Annabelle Moseley - published on 09/04/22

These 4 saints show us the way to listening to and following the Lord no matter the circumstances.

During September, the month dedicated to the Sorrows of Mary, we are reminded of how the Blessed Mother was the perfect model of obedience to God’s will and how many saints followed in her footsteps.

These four saints celebrated in September show us the importance of doing the will of God through loving obedience to Him. May we turn to their words the next time we need a good reminder. Below, meet a humble missionary, a martyr pope, a mystic confessor, and a hermit scholar, all of whom have something powerful to say about doing God’s will.

September 9 – St. Peter Claver (1580-1654)

St. Peter Claver was a Jesuit missionary who ministered to enslaved people brought to South American from Africa.Having resolved that he, himself, would be God’s slave forever, he saw the intrinsic worth of these frightened slaves and upon their reaching the New World, he greeted them with medicine and food.

He wore a cloak that he famously shared with anyone in need and it was said that anyone who had been draped in the cloak was healed. He baptized and catechized over 300,000 enslaved people and would himself sleep in slave quarters whenever possible. In the words of St. Peter Claver: 

“Man’s salvation and perfection consists of doing the will of God, which he must have in view in all things and at every moment of his life.”

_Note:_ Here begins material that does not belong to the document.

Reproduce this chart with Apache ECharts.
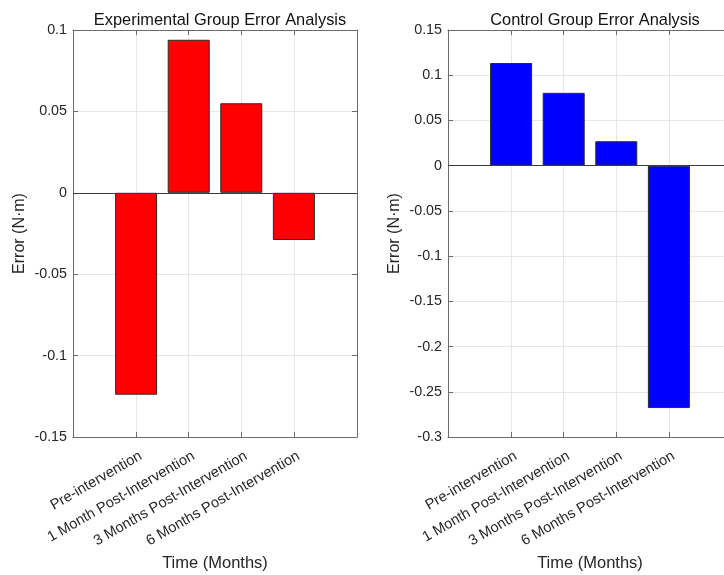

September 16 – St. Cornelius, Pope (3rd century)

Pope Cornelius served as Pope from 251 until he was martyred in 253. He is famous for the merciful stance he took after a period of persecution of the Church, when a schism occurred regarding how lapsed Church members (who had practiced pagan sacrifices to save their own lives) could be readmitted to the church.

Some believed those who had betrayed the Church by practicing pagan sacrifices should not be allowed to be readmitted to the Church. Cornelius’ position was that if those sinners did varying forms of penance they could return.

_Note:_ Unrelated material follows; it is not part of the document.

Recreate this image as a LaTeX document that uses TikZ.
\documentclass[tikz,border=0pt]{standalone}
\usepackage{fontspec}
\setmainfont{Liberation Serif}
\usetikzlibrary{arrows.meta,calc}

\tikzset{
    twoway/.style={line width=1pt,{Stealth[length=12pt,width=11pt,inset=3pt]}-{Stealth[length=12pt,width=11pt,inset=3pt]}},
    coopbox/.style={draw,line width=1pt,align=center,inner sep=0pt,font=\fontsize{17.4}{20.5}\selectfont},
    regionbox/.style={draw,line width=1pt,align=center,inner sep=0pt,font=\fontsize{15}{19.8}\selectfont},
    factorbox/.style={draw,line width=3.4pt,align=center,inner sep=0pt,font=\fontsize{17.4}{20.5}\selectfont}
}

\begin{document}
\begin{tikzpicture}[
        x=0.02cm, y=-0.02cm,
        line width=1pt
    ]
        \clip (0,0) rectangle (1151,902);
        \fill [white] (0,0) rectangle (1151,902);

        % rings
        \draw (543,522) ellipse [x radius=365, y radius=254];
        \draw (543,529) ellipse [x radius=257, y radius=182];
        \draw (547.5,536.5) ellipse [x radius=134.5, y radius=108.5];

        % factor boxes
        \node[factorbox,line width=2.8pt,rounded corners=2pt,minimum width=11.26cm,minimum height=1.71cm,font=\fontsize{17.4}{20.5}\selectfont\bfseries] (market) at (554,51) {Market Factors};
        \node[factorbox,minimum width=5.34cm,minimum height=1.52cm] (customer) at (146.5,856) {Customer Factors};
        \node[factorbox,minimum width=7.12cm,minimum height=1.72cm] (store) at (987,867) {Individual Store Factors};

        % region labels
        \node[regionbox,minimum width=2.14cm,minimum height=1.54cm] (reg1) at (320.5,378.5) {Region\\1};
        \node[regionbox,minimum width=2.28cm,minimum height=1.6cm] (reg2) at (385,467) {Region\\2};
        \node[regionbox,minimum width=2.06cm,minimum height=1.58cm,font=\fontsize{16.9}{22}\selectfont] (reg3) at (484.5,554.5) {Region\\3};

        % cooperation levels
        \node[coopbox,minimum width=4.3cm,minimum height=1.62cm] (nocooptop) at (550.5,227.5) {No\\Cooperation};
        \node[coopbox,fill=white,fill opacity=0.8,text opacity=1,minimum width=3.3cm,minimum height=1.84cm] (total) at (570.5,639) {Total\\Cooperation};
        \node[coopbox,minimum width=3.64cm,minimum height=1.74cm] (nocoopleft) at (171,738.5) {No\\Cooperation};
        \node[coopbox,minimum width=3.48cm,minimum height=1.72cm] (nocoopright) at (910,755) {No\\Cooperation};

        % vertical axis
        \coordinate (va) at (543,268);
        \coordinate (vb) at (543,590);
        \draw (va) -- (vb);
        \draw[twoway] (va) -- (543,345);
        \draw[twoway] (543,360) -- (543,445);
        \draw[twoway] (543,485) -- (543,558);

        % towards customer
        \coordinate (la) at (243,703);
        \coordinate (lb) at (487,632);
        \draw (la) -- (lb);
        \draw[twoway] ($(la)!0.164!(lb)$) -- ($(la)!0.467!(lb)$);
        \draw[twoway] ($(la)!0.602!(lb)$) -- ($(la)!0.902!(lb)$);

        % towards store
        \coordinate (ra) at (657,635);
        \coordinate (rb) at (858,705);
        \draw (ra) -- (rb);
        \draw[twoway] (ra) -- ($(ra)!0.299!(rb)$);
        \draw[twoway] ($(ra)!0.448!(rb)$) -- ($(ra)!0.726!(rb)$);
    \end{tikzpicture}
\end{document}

As Roman persecutions swelled once more, Cornelius was exiled and then he himself died a martyr. This merciful pope with a martyr’s soul gave everything to God, including his own life, to do the Father’s will. In the words of St. Cornelius:

“We remitted all things to Almighty God, in whose power all things are reserved.” 

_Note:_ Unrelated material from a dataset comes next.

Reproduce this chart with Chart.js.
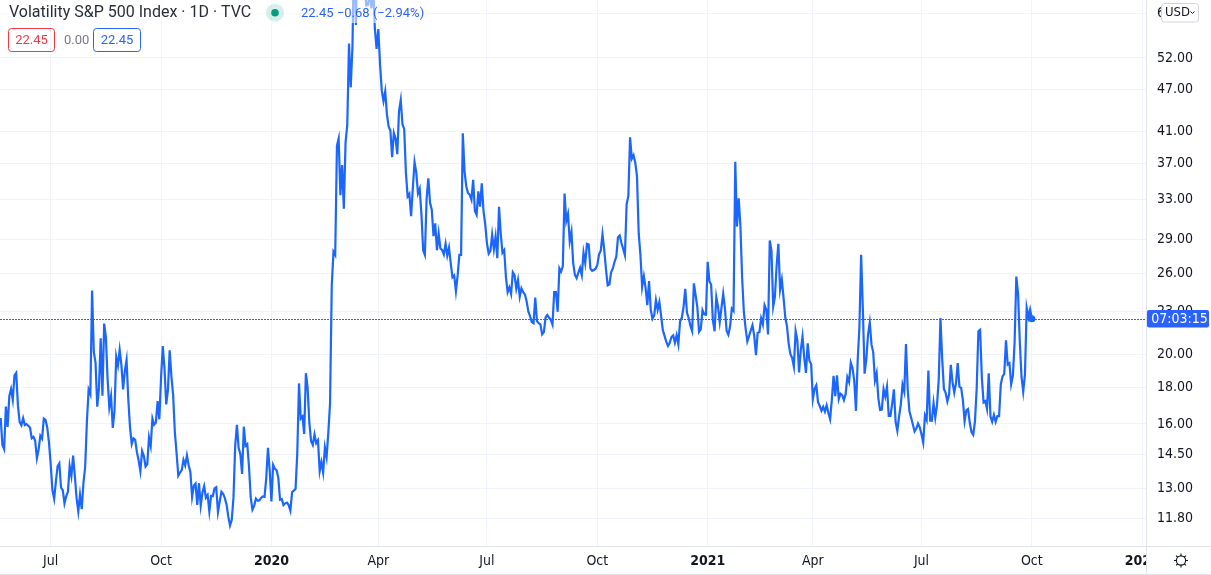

September 23 – St. Padre Pio (1887-1968)

Padre Pio is a renowned and beloved saint from Pietrelcina, Italy. He was a Franciscan Capuchin friar and priest. He is famous for being a mystic who received the stigmata, deeply devout when saying Mass, and a dedicated confessor who had a mystical knowledge of the sins of those in his confessional before they had spoken a word.

Despite many trials including illnesses, attacks from the devil, painful stigmata, and persecution, his unwavering perseverance and obedience to the will of God is a model for us all. In the words of Padre Pio:

“Where there is no obedience there is no virtue, where there is no virtue there is no good, where there is no good there is no love, where there is no love, there is no God, and where there is no God there is no Paradise.”

A new film about the life of Padre Pio comes out this September.

September 30 – St. Jerome (born 342 in what would today be Croatia)

St. Jerome, patron saint of librarians, biblical scholars and translators, is famous for his legendary Latin Vulgate translation of the Bible. Though he struggled with morality as a brilliant young student and lived a wild life (in a way similar to St. Augustine), he sensed God’s will calling him and so became a Christian, zealous in his faith.

His peerless, invaluable contributions to Catholic theology made him a Father and Doctor of the Church. He lived for four years as a hermit alone in the desert, a sharp ascetic contrast to his former lifestyle of vice. And for a time, he even lived in a cave near the Church of the Nativity in the Holy Land, which is where he worked on his translation of the Bible.

In art, St. Jerome is often depicted as dwelling in a cavernous library surrounded by books, with a skull on his desk reminding of the fleeting passage of time.

In the words of St. Jerome:

“Martyrdom does not consist only in dying for one’s faith. Martyrdom also consists in serving God with love and purity of heart every day of one’s life.”

Saints of September, as we seek and savor your words of wisdom, pray for us!